Government Employee Speech

Public employees occupy a unique position. They retain their rights as citizens to speak on matters of public concern, but those rights must be balanced against the government’s interest in running its operations efficiently. The Supreme Court established this balancing test in Pickering v. Board of Education, weighing the employee’s interest “as a citizen, in commenting upon matters of public concern” against the government’s interest “as an employer, in promoting the efficiency of the public services it performs.”24Justia. Pickering v. Board of Education, 391 U.S. 563 (1968)

A critical limitation came in Garcetti v. Ceballos (2006), where the Court held that when public employees make statements “pursuant to their official duties,” they are not speaking as citizens and the Constitution “does not insulate their communications from employer discipline.”25Legal Information Institute. Garcetti v. Ceballos, 547 U.S. 410 (2006) This is where many government employees get tripped up. A teacher who writes an op-ed criticizing the school board’s budget decisions is likely speaking as a citizen on a matter of public concern, which gets First Amendment protection. That same teacher writing an internal memo raising concerns about the budget as part of their job duties likely gets none. The distinction between speaking as a citizen and speaking as an employee doing their job is often the decisive factor.

The State Action Requirement

The First Amendment restricts government power. It does not apply to private companies, individuals, or organizations. This concept, called the state action requirement, is the source of enormous public confusion.

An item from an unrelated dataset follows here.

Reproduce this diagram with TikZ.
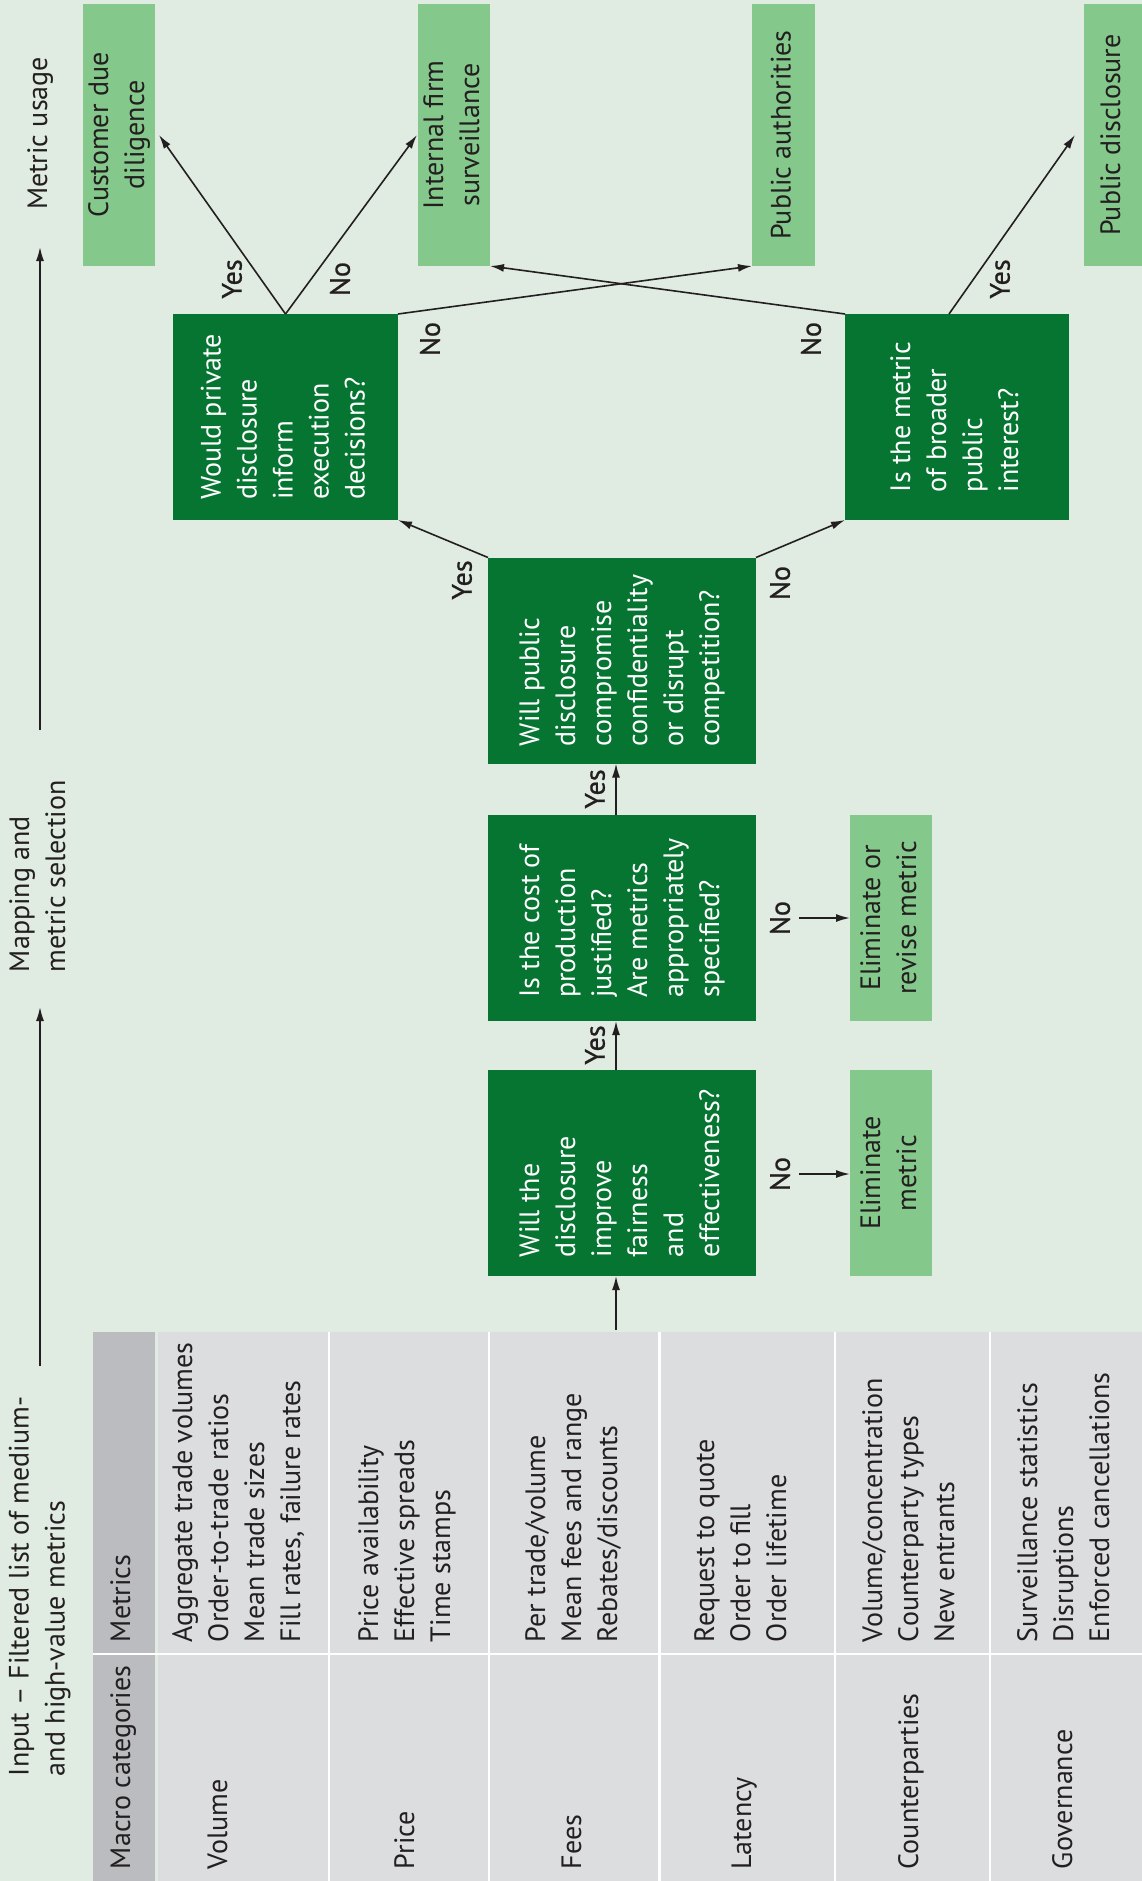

When a social media platform removes a post or bans a user, that is a private business decision, not a constitutional violation. When a private employer fires a worker for making controversial statements, the First Amendment offers no protection because no government entity made the decision.

A valid First Amendment claim requires showing that a federal, state, or local government actor was responsible for restricting your speech. Private entities performing a traditional government function represent a narrow exception, but the general rule holds firm: the amendment limits what the government can do to you, not what your employer, your landlord, or a tech company can do.

Legal Remedies for First Amendment Violations

When the government does violate your speech rights, federal law provides a path to hold officials accountable. Under 42 U.S.C. § 1983, any person acting under color of state law who deprives you of your constitutional rights can be held liable in a civil lawsuit for damages and other relief.26Office of the Law Revision Counsel. 42 U.S.C. 1983 – Civil Action for Deprivation of Rights This statute is the primary vehicle for suing state and local officials who unlawfully arrest protesters, retaliate against public employees for protected speech, or impose unconstitutional restrictions on expression. Federal officials can be sued under a similar framework established by the courts. Remedies can include monetary damages, injunctions ordering the government to stop the unconstitutional conduct, and in some cases recovery of attorney’s fees.

Many states have also enacted anti-SLAPP statutes designed to protect people from meritless lawsuits filed to punish or chill their exercise of free speech rights. These laws provide a procedural mechanism for early dismissal of frivolous claims and, in many jurisdictions, allow the person who was sued to recover their legal costs. The availability and strength of these protections vary significantly by state.